The green-blue Liege is pretty awesome too. It's a 4/4 for 5 mana, which on its own isn't even that bad, but it pumps all your other blue and green creatures, and allows you to UNTAP ALL OF THEM DURING OTHER PLAYERS' UPKEEPS. This means, essentially, that all your green and blue creatures have vigilance. Furthermore, they can use tap abilities twice as often. There aren't many green-blue creatures in Eventide with tap abilities (in fact, there aren't any, yet), but there are certainly green ones and blue ones, as well as those in Shadowmoor (such as Presence of Gond). Even so, just a simple equivalent of vigilance is great, especially for colors that don't usually have it. A tiny bit redundant with the aura, but it's not that big of a deal.

Now that I've covered the three main cycles (there are others - the Hedge-Mages, the Hatchlings, the Mimics - but they're not nearly as unique or interesting), there are several other green-blue cards that are definitely worth talking about. One extremely cool one is Gilder Bairn. He lets the untap symbol creep into green; by paying 2 and a green or blue and untapping him, he basically doubles the number of every counter of every type on target permanent. That's ANY type of counter: +1/+1, -1/-1, charge, age...what have you. He can make a Goblin Bomb go off many turns sooner; he can make your Solarion ridiculously huge; he can chip away at anyone with a -1/-1 counter; basically, he is super great. There's a green card in Eventide that would be ridiculously powerful with him, but it has shroud, so he can't target it. But that's for later.

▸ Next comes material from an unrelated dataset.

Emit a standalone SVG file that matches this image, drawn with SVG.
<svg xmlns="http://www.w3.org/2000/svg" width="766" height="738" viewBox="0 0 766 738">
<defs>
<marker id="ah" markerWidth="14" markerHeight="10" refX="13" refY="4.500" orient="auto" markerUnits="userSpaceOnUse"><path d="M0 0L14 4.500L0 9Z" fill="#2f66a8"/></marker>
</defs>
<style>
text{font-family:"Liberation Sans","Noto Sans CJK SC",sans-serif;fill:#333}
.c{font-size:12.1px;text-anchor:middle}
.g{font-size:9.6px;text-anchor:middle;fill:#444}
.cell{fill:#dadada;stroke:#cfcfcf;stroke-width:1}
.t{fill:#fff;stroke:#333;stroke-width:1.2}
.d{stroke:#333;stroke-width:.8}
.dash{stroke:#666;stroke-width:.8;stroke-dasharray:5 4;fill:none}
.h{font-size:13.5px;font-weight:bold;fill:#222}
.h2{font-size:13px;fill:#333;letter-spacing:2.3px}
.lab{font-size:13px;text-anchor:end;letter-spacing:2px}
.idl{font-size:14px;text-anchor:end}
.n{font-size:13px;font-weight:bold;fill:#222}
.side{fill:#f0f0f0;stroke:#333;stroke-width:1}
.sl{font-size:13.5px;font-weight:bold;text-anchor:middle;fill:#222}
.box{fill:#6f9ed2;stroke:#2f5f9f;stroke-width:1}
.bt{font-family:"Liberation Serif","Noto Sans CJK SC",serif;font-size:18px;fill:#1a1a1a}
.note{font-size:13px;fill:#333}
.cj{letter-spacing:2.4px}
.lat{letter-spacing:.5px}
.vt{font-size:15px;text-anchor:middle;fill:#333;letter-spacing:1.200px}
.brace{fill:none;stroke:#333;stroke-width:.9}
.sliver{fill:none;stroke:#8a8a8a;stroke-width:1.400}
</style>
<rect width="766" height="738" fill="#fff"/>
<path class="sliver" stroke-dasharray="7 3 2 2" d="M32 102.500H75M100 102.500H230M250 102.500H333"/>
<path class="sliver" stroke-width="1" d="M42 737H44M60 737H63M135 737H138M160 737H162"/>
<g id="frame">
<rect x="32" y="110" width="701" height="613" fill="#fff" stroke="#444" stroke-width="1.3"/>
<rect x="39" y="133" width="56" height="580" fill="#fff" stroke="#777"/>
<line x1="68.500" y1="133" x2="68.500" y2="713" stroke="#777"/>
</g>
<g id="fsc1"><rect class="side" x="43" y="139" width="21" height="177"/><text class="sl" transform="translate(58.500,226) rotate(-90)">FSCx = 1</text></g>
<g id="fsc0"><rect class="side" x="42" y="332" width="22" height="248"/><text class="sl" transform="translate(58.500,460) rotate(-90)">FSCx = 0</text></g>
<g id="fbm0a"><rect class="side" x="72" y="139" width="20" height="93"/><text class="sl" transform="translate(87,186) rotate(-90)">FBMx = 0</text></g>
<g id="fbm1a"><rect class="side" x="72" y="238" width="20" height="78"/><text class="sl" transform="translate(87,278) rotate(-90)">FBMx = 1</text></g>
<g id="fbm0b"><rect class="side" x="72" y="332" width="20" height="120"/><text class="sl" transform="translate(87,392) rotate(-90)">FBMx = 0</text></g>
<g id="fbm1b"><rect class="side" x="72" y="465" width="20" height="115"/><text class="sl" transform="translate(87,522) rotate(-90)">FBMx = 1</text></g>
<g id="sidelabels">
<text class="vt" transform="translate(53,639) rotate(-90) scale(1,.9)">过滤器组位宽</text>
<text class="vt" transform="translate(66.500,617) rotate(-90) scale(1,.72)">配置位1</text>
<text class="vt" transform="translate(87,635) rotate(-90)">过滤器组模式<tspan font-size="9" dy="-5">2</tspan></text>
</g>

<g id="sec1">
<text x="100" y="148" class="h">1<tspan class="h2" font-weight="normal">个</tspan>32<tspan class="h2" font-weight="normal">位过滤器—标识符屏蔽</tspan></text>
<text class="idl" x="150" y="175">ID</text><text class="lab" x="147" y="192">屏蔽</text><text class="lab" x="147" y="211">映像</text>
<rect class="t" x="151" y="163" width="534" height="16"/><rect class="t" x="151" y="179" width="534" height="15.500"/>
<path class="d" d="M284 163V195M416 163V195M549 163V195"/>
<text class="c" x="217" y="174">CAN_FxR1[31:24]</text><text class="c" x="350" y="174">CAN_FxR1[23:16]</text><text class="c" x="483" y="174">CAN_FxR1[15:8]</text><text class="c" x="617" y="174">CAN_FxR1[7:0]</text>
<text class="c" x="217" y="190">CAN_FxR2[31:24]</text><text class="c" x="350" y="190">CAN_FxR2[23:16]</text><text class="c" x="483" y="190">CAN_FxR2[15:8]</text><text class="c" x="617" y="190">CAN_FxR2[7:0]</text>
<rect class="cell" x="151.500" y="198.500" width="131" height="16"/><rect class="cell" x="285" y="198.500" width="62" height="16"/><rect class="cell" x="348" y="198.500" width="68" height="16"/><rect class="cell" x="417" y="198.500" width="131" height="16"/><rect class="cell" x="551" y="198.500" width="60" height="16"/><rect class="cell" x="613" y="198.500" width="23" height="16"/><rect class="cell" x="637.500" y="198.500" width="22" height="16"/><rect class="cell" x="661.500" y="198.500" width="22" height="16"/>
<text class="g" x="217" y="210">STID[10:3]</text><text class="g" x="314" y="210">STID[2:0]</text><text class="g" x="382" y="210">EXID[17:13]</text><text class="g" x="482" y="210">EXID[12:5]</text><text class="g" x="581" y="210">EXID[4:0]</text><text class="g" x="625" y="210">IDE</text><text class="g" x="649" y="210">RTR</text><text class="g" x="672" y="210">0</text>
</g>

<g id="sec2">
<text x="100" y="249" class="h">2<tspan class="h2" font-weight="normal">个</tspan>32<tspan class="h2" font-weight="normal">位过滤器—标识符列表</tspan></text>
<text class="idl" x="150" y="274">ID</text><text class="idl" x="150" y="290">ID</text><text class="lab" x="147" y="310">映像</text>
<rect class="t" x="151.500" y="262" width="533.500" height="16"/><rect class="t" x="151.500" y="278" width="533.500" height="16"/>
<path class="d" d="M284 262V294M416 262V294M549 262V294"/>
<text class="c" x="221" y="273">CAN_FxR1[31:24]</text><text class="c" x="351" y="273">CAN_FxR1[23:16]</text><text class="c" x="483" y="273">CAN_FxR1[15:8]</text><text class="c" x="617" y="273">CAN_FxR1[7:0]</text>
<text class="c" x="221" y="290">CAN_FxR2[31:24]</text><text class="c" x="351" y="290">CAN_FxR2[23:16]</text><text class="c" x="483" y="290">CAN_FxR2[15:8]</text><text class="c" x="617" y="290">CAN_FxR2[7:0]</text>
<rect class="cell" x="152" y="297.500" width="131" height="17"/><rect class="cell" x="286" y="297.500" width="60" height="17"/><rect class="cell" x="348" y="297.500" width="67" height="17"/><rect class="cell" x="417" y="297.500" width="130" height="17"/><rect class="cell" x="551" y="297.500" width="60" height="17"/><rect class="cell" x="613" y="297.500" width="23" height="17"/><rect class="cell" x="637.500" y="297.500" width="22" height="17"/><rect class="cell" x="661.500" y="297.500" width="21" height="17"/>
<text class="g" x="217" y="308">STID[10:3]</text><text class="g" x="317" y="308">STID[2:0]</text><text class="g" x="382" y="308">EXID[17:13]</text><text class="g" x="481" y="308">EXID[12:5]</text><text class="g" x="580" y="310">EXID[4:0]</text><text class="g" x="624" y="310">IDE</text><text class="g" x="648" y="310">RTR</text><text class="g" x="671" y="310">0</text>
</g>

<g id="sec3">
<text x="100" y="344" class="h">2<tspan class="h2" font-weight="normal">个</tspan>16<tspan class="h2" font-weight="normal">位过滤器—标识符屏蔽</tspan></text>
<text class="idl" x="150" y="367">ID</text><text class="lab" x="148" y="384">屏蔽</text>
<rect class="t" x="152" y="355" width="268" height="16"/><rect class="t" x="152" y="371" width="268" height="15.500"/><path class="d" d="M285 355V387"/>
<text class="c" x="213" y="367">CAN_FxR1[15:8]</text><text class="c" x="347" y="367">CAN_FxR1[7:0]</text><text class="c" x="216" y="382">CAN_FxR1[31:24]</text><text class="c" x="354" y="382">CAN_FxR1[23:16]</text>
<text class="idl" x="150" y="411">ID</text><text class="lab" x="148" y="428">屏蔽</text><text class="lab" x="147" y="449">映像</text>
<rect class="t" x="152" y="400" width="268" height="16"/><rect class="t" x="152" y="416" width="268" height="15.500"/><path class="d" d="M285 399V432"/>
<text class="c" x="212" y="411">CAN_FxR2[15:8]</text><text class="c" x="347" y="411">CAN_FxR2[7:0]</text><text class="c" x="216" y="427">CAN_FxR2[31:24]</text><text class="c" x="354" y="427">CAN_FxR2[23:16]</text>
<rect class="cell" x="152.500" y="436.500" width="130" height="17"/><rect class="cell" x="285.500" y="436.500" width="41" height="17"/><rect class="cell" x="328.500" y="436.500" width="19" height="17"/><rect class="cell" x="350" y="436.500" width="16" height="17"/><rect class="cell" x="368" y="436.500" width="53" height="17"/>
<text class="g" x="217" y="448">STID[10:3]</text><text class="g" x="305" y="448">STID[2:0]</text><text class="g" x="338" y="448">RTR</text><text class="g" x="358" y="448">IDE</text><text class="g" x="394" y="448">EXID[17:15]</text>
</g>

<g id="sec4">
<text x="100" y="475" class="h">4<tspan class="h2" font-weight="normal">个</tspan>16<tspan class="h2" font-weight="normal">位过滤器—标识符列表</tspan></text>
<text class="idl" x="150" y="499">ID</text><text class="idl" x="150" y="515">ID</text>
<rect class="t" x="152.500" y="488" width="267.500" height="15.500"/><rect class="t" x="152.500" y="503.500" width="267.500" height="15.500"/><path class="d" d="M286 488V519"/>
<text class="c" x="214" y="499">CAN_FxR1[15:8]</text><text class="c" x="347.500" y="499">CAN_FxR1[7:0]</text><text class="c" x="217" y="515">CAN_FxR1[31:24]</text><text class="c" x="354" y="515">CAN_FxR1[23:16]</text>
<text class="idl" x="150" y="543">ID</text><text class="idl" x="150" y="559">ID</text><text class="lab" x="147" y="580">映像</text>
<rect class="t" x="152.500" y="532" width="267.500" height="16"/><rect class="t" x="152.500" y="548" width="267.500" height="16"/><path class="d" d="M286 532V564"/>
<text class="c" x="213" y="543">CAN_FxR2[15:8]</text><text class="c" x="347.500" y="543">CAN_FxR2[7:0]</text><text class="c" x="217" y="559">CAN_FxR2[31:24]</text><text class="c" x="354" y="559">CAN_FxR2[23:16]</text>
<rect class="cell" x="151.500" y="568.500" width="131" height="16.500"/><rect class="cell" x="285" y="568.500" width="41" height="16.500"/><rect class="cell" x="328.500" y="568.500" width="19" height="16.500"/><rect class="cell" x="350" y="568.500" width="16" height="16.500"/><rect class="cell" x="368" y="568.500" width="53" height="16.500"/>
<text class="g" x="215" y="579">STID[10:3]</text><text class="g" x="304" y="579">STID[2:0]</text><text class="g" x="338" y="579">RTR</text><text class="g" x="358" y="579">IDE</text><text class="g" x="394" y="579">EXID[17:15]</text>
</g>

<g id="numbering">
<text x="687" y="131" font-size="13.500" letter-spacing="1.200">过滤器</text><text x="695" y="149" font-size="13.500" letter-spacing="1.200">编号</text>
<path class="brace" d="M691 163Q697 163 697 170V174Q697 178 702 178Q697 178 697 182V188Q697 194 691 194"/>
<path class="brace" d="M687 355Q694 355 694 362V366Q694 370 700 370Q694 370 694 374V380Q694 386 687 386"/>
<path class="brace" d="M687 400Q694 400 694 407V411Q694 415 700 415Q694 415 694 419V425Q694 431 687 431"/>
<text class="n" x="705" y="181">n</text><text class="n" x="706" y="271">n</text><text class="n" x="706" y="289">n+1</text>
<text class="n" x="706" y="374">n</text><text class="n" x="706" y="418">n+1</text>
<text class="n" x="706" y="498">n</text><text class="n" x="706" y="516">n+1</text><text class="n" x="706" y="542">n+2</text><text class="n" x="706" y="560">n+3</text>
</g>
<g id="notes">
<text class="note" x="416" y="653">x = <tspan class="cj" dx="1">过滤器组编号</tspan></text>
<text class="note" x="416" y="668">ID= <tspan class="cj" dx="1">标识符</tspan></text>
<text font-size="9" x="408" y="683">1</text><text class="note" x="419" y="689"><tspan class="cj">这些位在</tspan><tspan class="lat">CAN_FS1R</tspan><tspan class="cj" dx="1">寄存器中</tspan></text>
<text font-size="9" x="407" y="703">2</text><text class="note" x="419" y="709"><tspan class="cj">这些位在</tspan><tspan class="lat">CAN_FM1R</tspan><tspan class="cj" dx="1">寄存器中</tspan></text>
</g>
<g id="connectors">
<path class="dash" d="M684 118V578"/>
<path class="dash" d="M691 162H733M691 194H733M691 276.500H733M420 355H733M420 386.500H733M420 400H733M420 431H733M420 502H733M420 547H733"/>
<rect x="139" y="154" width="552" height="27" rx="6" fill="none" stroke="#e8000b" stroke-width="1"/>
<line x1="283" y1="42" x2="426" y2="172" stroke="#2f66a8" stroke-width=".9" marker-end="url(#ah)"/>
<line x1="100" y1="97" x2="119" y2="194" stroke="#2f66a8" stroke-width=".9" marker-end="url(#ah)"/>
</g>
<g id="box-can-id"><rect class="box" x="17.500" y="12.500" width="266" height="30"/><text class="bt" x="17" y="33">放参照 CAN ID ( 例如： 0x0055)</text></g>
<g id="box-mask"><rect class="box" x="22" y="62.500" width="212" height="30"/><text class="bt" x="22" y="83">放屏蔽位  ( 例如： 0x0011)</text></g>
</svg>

Anyway, since there are plenty of -1/-1 counters in the Shadowmoor block, this guy will probably be used mostly for accelerated removal in Limited, but his applications in other formats will surely see much wider use. The number of possible hilarious combo decks with Gilder Bairn is quite large indeed. But enough about this guy. He's cool and all, but not as cool as Spitting Image.

Spitting Image does something green-blue did a lot in Dissension: make dudes into copies of dudes. However, this one doesn't just reshape other dudes, it CLONES them. Spitting Image is a green-blue sorcery for 6 mana (2 colored) that allows you to put a token into play that's a copy of target creature. This has many applications. You can clone dudes that are super cool to make them even cooler, like Primalcrux. You can kill any legendary creature. You can reuse a guy with a neat comes-into-play ability. There are lots of things. But best of all: IT HAS RETRACE. For the uninitiated, retrace allows you to replay the card from your graveyard by discarding a land in addition to paying its mana cost. By the time you have 6 mana, it's reasonable to imagine you might have some extra land in your hand that you don't especially need; so what better use than to make ANOTHER Primalcrux? Retrace isn't one of my favorite mechanics, but on expensive cards, it is nothing to sneeze at.

There's also a card that does something recognizably green-blue: a 3-mana instant that turns a dude into a 1/1 Snake with no abilities until end of turn, and you draw a card. Always useful, especially with the proliferation of abilities in Eventide, and rather dangerous ones at that. There's also a card that gives all your guys flying and grounds all the opponent's guys; a 2/1 faerie that doesn't fly but can become a 3/4 flying as long as your enemy has a creature with flying; a 6-mana enchantment that puts tokens into play whenever you play a green or blue spell; and one more card that has yet to be spoiled.

So in conclusion, although green-blue isn't especially aggressive or focused, it has some reasonably good evasion, some neat combat tricks, and a slew of unusual or surprising abilities that will trip up your opponents at worst, and overwhelm them at best. I can say that I am proud to have these guys representing me and my personality, and I would be equally proud to draft them. There are enough good and synergistic green cards in Eventide (like Primalcrux, and also Primalcrux, oh and did I mention Primalcrux?) that I might even recommend using many of these green-blue cards in a mono-green deck. For Primalcrux. Man that guy is awesome. But I'll talk about him another time. That's all for now!